Most states establish tax nexus based on physical presence (employees, inventory, or equipment in the state) or economic presence (exceeding a revenue or transaction threshold in that state). Simply receiving forwarded mail through a CMRA in another state doesn’t typically constitute physical presence. However, if you list that address as your principal office on state filings, conduct active sales from that location, or have employees working from or reporting to that address, some states may treat that as doing business within their borders. States vary widely in how aggressively they interpret “doing business,” so if your virtual address is in a different state from your operations, a conversation with a tax advisor is worth the cost.

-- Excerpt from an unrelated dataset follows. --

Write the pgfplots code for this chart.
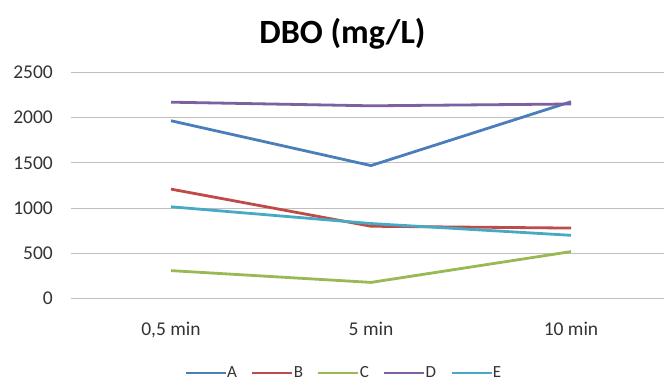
\documentclass[border=0pt]{standalone}
\usepackage{pgfplots}
\pgfplotsset{compat=1.18}
\usepackage{fontspec}
\setmainfont{Carlito}
\definecolor{cA}{HTML}{4A7EBB}
\definecolor{cB}{HTML}{BE4B48}
\definecolor{cC}{HTML}{98B954}
\definecolor{cD}{HTML}{7D60A0}
\definecolor{cE}{HTML}{46AAC5}
\definecolor{gridc}{HTML}{BFBFBF}
\begin{document}
\begin{tikzpicture}
\useasboundingbox (0,0) rectangle (664bp,387bp);
\begin{axis}[
  at={(71bp,88.3bp)}, anchor=south west,
  scale only axis, width=593bp, height=226.4bp,
  xmin=-0.5, xmax=2.465, ymin=0, ymax=2500,
  xtick={0,1,2}, xticklabels={0{,}5 min,5 min,10 min},
  ytick={0,500,1000,1500,2000,2500},
  ymajorgrids, major grid style={gridc, line width=0.9bp},
  axis line style={draw=none},
  tick style={draw=none},
  /pgf/number format/assume math mode=true,
  yticklabel style={font=\fontsize{19.5bp}{22bp}\selectfont, text=black!80, anchor=east, inner sep=0pt, xshift=-18bp},
  xticklabel style={font=\fontsize{19.5bp}{22bp}\selectfont, text=black!80, anchor=base, inner sep=0pt, yshift=-37bp},
  scaled y ticks=false,
  yticklabel={\pgfmathprintnumber[fixed,1000 sep={}]{\tick}},
  legend columns=5,
  legend style={draw=none, fill=none, at={(0.46,-0.328)}, anchor=center,
    font=\fontsize{17bp}{19bp}\selectfont, text=black!80,
    /tikz/every even column/.append style={column sep=12bp},
    /tikz/every odd column/.append style={column sep=-2bp}},
  legend image code/.code={\draw[#1, line width=2.8bp] (0bp,0bp) -- (40bp,0bp);},
  every axis plot/.append style={line width=2.8bp, line join=round},
]
\addplot[cA] coordinates {(0,1965) (1,1470) (2,2175)};
\addlegendentry{A}
\addplot[cB] coordinates {(0,1210) (1,800) (2,780)};
\addlegendentry{B}
\addplot[cC] coordinates {(0,310) (1,180) (2,520)};
\addlegendentry{C}
\addplot[cD] coordinates {(0,2170) (1,2130) (2,2150)};
\addlegendentry{D}
\addplot[cE] coordinates {(0,1015) (1,830) (2,700)};
\addlegendentry{E}
\end{axis}
\node[font=\bfseries\fontsize{34bp}{38bp}\selectfont, text=black, anchor=base] at (342.5bp,343.7bp) {DBO (mg/L)};
\end{tikzpicture}
\end{document}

Separately, if your business is formed in one state and you use a virtual address in another state as your principal office, you may need to register as a foreign entity in the virtual-address state depending on the scope of your activities there.
The monthly subscription cost for a virtual business address varies based on the city, the prestige of the physical location, and what’s bundled in. Expect to pay a setup fee plus a recurring monthly charge. When comparing providers, the base price often tells you very little. The costs that add up are the per-item fees: scanning charges, forwarding postage markups, and package handling surcharges. A provider with a low monthly rate but high per-action fees can cost more than a pricier plan that includes a certain number of scans.
Beyond price, check whether the provider is a registered CMRA with the USPS. This matters because only registered CMRAs can legally accept USPS mail on your behalf. Also confirm the provider can receive packages from all major carriers (UPS, FedEx, DHL), not just USPS. Other practical questions worth asking: how quickly scans are turned around, whether the dashboard supports multiple users for businesses with several team members, and what happens to your mail if you cancel the service.